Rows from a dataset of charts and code

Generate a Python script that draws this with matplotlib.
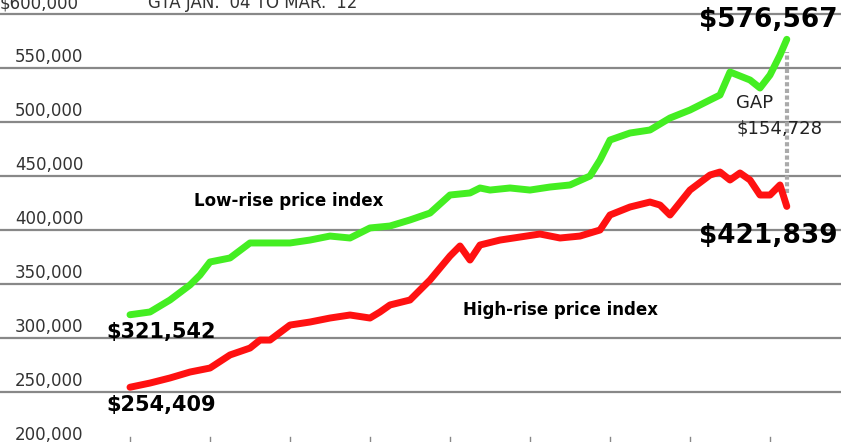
import matplotlib
matplotlib.use('Agg')
import matplotlib.pyplot as plt
import numpy as np

# x positions in fractional years
low_x = [2004.0, 2004.25, 2004.5, 2004.75, 2004.875, 2005.0, 2005.25, 2005.5, 2005.75, 2006.0,
         2006.25, 2006.5, 2006.75, 2007.0, 2007.25, 2007.5, 2007.75, 2008.0, 2008.25, 2008.375,
         2008.5, 2008.75, 2009.0, 2009.25, 2009.5, 2009.75, 2009.875, 2010.0, 2010.25, 2010.5,
         2010.75, 2011.0, 2011.25, 2011.375, 2011.5, 2011.75, 2011.875, 2012.0, 2012.125, 2012.21]
low_v = [321542, 324100, 335200, 349100, 358300, 370400, 374100, 388000, 388000, 388000,
         390700, 394400, 392600, 401900, 403700, 409300, 415700, 432400, 434300, 438900,
         437000, 438900, 437000, 439800, 441700, 450000, 464800, 483300, 489800, 492600,
         503700, 511100, 520400, 525000, 546300, 538900, 531500, 543500, 562000, 576567]

high_x = [2004.0, 2004.25, 2004.5, 2004.75, 2005.0, 2005.25, 2005.5, 2005.625, 2005.75, 2006.0,
          2006.25, 2006.5, 2006.75, 2007.0, 2007.125, 2007.25, 2007.5, 2007.75, 2008.0, 2008.125,
          2008.25, 2008.375, 2008.625, 2008.875, 2009.125, 2009.375, 2009.625, 2009.875, 2010.0,
          2010.25, 2010.5, 2010.625, 2010.75, 2011.0, 2011.25, 2011.375, 2011.5, 2011.625,
          2011.75, 2011.875, 2012.0, 2012.125, 2012.21]
high_v = [254409, 258300, 263000, 268500, 272200, 284300, 290700, 298100, 298100, 312000,
          314800, 318500, 321300, 318500, 324100, 330600, 335200, 353700, 375900, 385200,
          372200, 386100, 390700, 393500, 396300, 392600, 394400, 400000, 413900,
          421300, 425900, 423100, 413900, 437000, 450900, 453700, 446300, 452800,
          446300, 432400, 432400, 441700, 421839]

y_ticks = [250000, 300000, 350000, 400000, 450000, 500000, 550000, 600000]
year_ticks = list(range(2004, 2013))

fig = plt.figure(figsize=(8.41, 4.42), dpi=100)
ax = fig.add_axes([0, 0, 1, 1])
ax.set_xlim(2002.375, 2012.8875)
ax.set_ylim(203715, 612963)
ax.axis('off')

for v in y_ticks + [200000]:
    if v != 200000:
        ax.axhline(v, color='#888888', lw=1.6, zorder=1)
    lab = f'{v:,}' if v != 600000 else f'${v:,}'
    xx = 2002.375 + (15 if v != 600000 else 0) / 80
    ax.text(xx, v + 1500, lab, fontsize=12, color='#333333', va='bottom', ha='left')
ax.text(2002.375 + 148 / 80, 601500, "GTA JAN. '04 TO MAR. '12", fontsize=12,
        color='#333333', va='bottom', ha='left')

for t in year_ticks:
    ax.plot([t, t], [203715, 208500], color='#888888', lw=1)

ax.plot(low_x, low_v, color='#44ee22', lw=5, solid_capstyle='round', zorder=3)
ax.plot(high_x, high_v, color='#ff1111', lw=5, solid_capstyle='round', zorder=3)
ax.plot([low_x[-1], low_x[-1]], [high_v[-1] + 12000, low_v[-1] - 12000],
        color='#aaaaaa', lw=3, ls=(0, (1, 0.6)), zorder=2)

ax.text(2003.7, 306000, '$321,542', fontsize=15, fontweight='bold', ha='left', va='center')
ax.text(2003.7, 238000, '$254,409', fontsize=15, fontweight='bold', ha='left', va='center')
ax.text(2012.85, 594000, '$576,567', fontsize=19, fontweight='bold', ha='right', va='center')
ax.text(2012.85, 394000, '$421,839', fontsize=19, fontweight='bold', ha='right', va='center')
ax.text(2011.58, 518000, 'GAP', fontsize=13, ha='left', va='center', color='#222222')
ax.text(2011.58, 494000, '$154,728', fontsize=13, ha='left', va='center', color='#222222')
ax.text(2004.8, 427000, 'Low-rise price index', fontsize=12, fontweight='bold', ha='left', va='center')
ax.text(2008.16, 326000, 'High-rise price index', fontsize=12, fontweight='bold', ha='left', va='center')

fig.savefig('out.png', dpi=100)
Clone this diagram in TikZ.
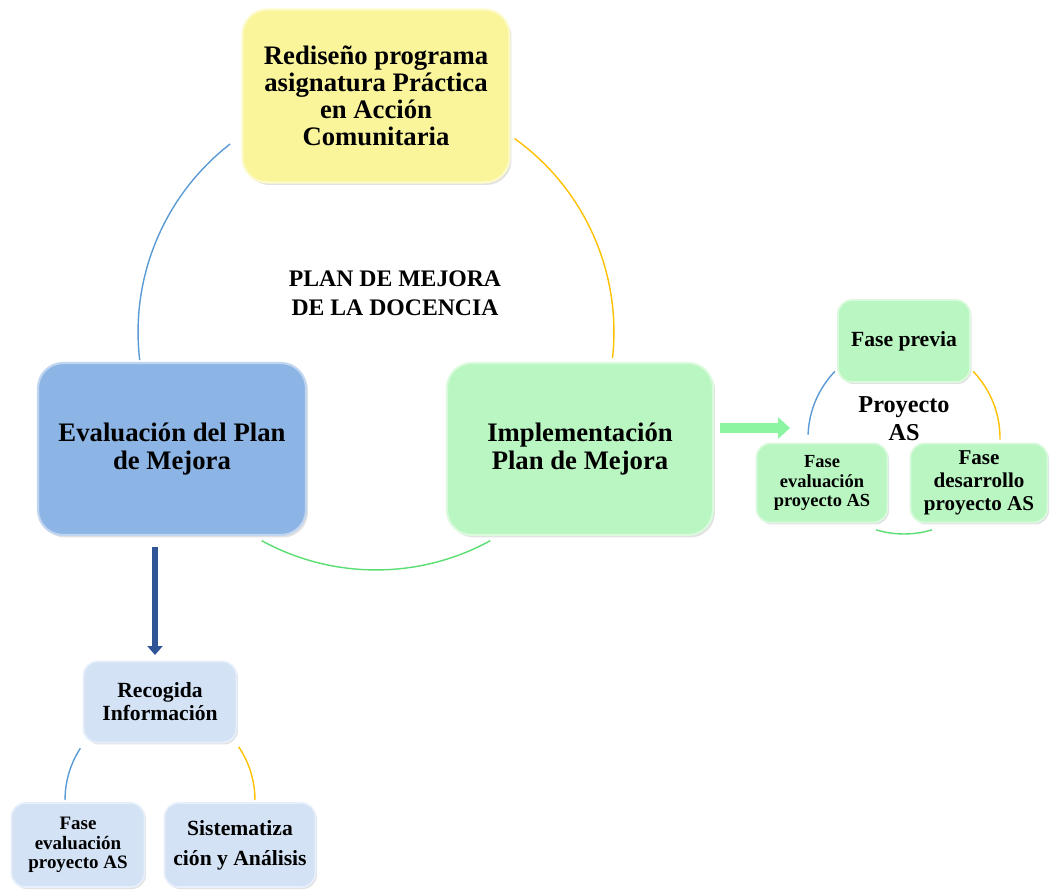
\documentclass[tikz,border=0pt]{standalone}
\usepackage{fontspec}
\setmainfont{Liberation Serif}
\usetikzlibrary{positioning,shapes,shadows,arrows.meta}
\definecolor{boxyellow}{RGB}{250,245,155}
\definecolor{boxblue}{RGB}{140,180,228}
\definecolor{boxgreen}{RGB}{186,246,194}
\definecolor{boxpale}{RGB}{212,226,245}
\definecolor{arcblue}{RGB}{91,155,213}
\definecolor{arcorange}{RGB}{255,192,0}
\definecolor{arcgreen}{RGB}{90,222,115}
\definecolor{arrowgreen}{RGB}{140,245,162}
\definecolor{arrowblue}{RGB}{47,85,151}
\tikzset{
  bigbox/.style={rounded corners=0.5cm, draw=#1!55!white, line width=1.2pt, fill=#1,
    drop shadow={shadow xshift=.04cm, shadow yshift=-.05cm, opacity=.25, fill=black!45},
    align=center, font=\bfseries\fontsize{15.2}{15.5}\selectfont, inner sep=2pt},
  smallbox/.style={rounded corners=0.28cm, draw=#1!55!white, line width=1pt, fill=#1,
    drop shadow={shadow xshift=.03cm, shadow yshift=-.04cm, opacity=.25, fill=black!45},
    align=center, inner sep=1pt},
  cyclearc/.style={line width=0.8pt},
  greenarrow/.style={draw=arrowgreen, line width=0.2cm, -{Triangle[length=0.24cm,width=0.42cm]}},
  downarrow/.style={draw=arrowblue, line width=0.12cm, -{Triangle[length=0.18cm,width=0.3cm]}}
}
\begin{document}
\begin{tikzpicture}[x=0.02cm, y=0.02cm]
  \useasboundingbox (0,0) rectangle (1050,890);

  % big cycle
  \coordinate (mid) at (376,558);
  \draw[cyclearc, arcblue]   (mid) ++(127.8:4.76cm) arc[start angle=127.8, end angle=186.8, radius=4.76cm];
  \draw[cyclearc, arcorange] (mid) ++(54.4:4.76cm)  arc[start angle=54.4,  end angle=-6.3,  radius=4.76cm];
  \draw[cyclearc, arcgreen]  (mid) ++(241.3:4.76cm) arc[start angle=241.3, end angle=298.7, radius=4.76cm];

  % small cycle (proyecto AS)
  \coordinate (midAS) at (904,452);
  \draw[cyclearc, arcblue]   (midAS) ++(136:1.92cm) arc[start angle=136, end angle=178, radius=1.92cm];
  \draw[cyclearc, arcorange] (midAS) ++(44:1.92cm)  arc[start angle=44,  end angle=-1,  radius=1.92cm];
  \draw[cyclearc, arcgreen]  (midAS) ++(253:1.92cm) arc[start angle=253, end angle=287, radius=1.92cm];

  % small cycle (recogida)
  \coordinate (midRI) at (160,90);
  \draw[cyclearc, arcblue]   (midRI) ++(147:1.9cm) arc[start angle=147, end angle=180, radius=1.9cm];
  \draw[cyclearc, arcorange] (midRI) ++(34:1.9cm)  arc[start angle=34,  end angle=0,   radius=1.9cm];
  \draw[cyclearc, arcgreen]  (midRI) ++(256:1.9cm) arc[start angle=256, end angle=284, radius=1.9cm];

  \node[bigbox=boxyellow, minimum width=5.34cm, minimum height=3.46cm] (redesign) at (376,794)
    {Rediseño programa\\asignatura Práctica\\en Acción\\Comunitaria};
  \node[bigbox=boxblue, minimum width=5.36cm, minimum height=3.44cm] (evalplan) at (172,441)
    {Evaluación del Plan\\de Mejora};
  \node[bigbox=boxgreen, minimum width=5.32cm, minimum height=3.44cm] (implplan) at (580,441)
    {Implementación\\Plan de Mejora};
  \node[align=center, font=\bfseries\fontsize{13.5}{16.5}\selectfont] (plantitle) at (395,597)
    {PLAN DE MEJORA\\DE LA DOCENCIA};

  \node[smallbox=boxgreen, minimum width=2.64cm, minimum height=1.64cm,
    font=\bfseries\fontsize{12.3}{13}\selectfont] (fprevia) at (904,549) {Fase previa};
  \node[smallbox=boxgreen, minimum width=2.62cm, minimum height=1.58cm,
    font=\bfseries\fontsize{10.5}{11}\selectfont] (fevalAS) at (822,407) {Fase\\evaluación\\proyecto AS};
  \node[smallbox=boxgreen, minimum width=2.74cm, minimum height=1.58cm,
    font=\bfseries\fontsize{12}{13}\selectfont] (fdesAS) at (979,407) {Fase\\desarrollo\\proyecto AS};
  \node[align=center, font=\bfseries\fontsize{13.8}{16}\selectfont] (proyAS) at (904,471) {Proyecto\\AS};

  \node[smallbox=boxpale, minimum width=3.06cm, minimum height=1.62cm,
    font=\bfseries\fontsize{12.3}{13}\selectfont] (recogida) at (160,188) {Recogida\\Información};
  \node[smallbox=boxpale, minimum width=2.66cm, minimum height=1.68cm,
    font=\bfseries\fontsize{10.8}{11}\selectfont] (fevalRI) at (78,45) {Fase\\evaluación\\proyecto AS};
  \node[smallbox=boxpale, minimum width=3.02cm, minimum height=1.68cm,
    font=\bfseries\fontsize{12.3}{17}\selectfont] (sistem) at (240,45) {Sistematiza\\ción y Análisis};

  % arrows
  \coordinate (ga0) at (720,462);
  \coordinate (ga1) at (790,462);
  \draw[greenarrow] (ga0) -- (ga1);
  \coordinate (da0) at (155,343);
  \coordinate (da1) at (155,235);
  \draw[downarrow] (da0) -- (da1);
\end{tikzpicture}
\end{document}
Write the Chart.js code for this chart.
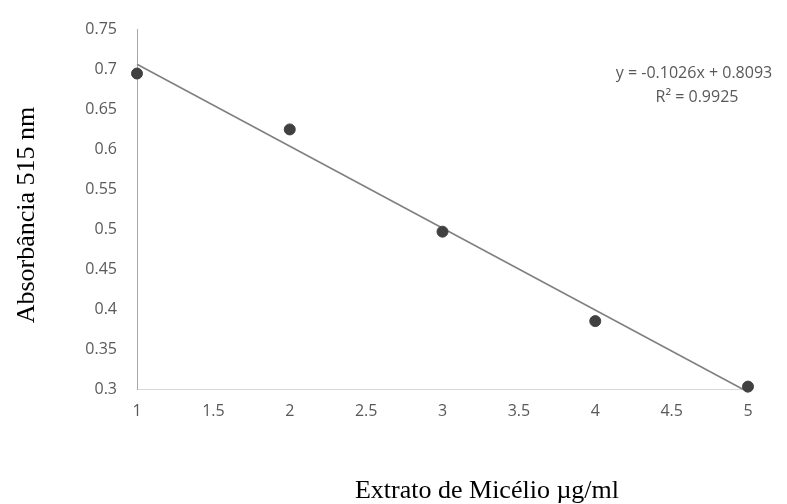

• Task brief:
The lines from the top of the data above through the one holding "ax.axis('off')" are to be repeated exactly, and only those, with no pictures.

• Answer to the problem:
Generate a Python script that draws this with matplotlib.
import matplotlib
matplotlib.use('Agg')
import matplotlib.pyplot as plt
import numpy as np

# x positions in fractional years
low_x = [2004.0, 2004.25, 2004.5, 2004.75, 2004.875, 2005.0, 2005.25, 2005.5, 2005.75, 2006.0,
         2006.25, 2006.5, 2006.75, 2007.0, 2007.25, 2007.5, 2007.75, 2008.0, 2008.25, 2008.375,
         2008.5, 2008.75, 2009.0, 2009.25, 2009.5, 2009.75, 2009.875, 2010.0, 2010.25, 2010.5,
         2010.75, 2011.0, 2011.25, 2011.375, 2011.5, 2011.75, 2011.875, 2012.0, 2012.125, 2012.21]
low_v = [321542, 324100, 335200, 349100, 358300, 370400, 374100, 388000, 388000, 388000,
         390700, 394400, 392600, 401900, 403700, 409300, 415700, 432400, 434300, 438900,
         437000, 438900, 437000, 439800, 441700, 450000, 464800, 483300, 489800, 492600,
         503700, 511100, 520400, 525000, 546300, 538900, 531500, 543500, 562000, 576567]

high_x = [2004.0, 2004.25, 2004.5, 2004.75, 2005.0, 2005.25, 2005.5, 2005.625, 2005.75, 2006.0,
          2006.25, 2006.5, 2006.75, 2007.0, 2007.125, 2007.25, 2007.5, 2007.75, 2008.0, 2008.125,
          2008.25, 2008.375, 2008.625, 2008.875, 2009.125, 2009.375, 2009.625, 2009.875, 2010.0,
          2010.25, 2010.5, 2010.625, 2010.75, 2011.0, 2011.25, 2011.375, 2011.5, 2011.625,
          2011.75, 2011.875, 2012.0, 2012.125, 2012.21]
high_v = [254409, 258300, 263000, 268500, 272200, 284300, 290700, 298100, 298100, 312000,
          314800, 318500, 321300, 318500, 324100, 330600, 335200, 353700, 375900, 385200,
          372200, 386100, 390700, 393500, 396300, 392600, 394400, 400000, 413900,
          421300, 425900, 423100, 413900, 437000, 450900, 453700, 446300, 452800,
          446300, 432400, 432400, 441700, 421839]

y_ticks = [250000, 300000, 350000, 400000, 450000, 500000, 550000, 600000]
year_ticks = list(range(2004, 2013))

fig = plt.figure(figsize=(8.41, 4.42), dpi=100)
ax = fig.add_axes([0, 0, 1, 1])
ax.set_xlim(2002.375, 2012.8875)
ax.set_ylim(203715, 612963)
ax.axis('off')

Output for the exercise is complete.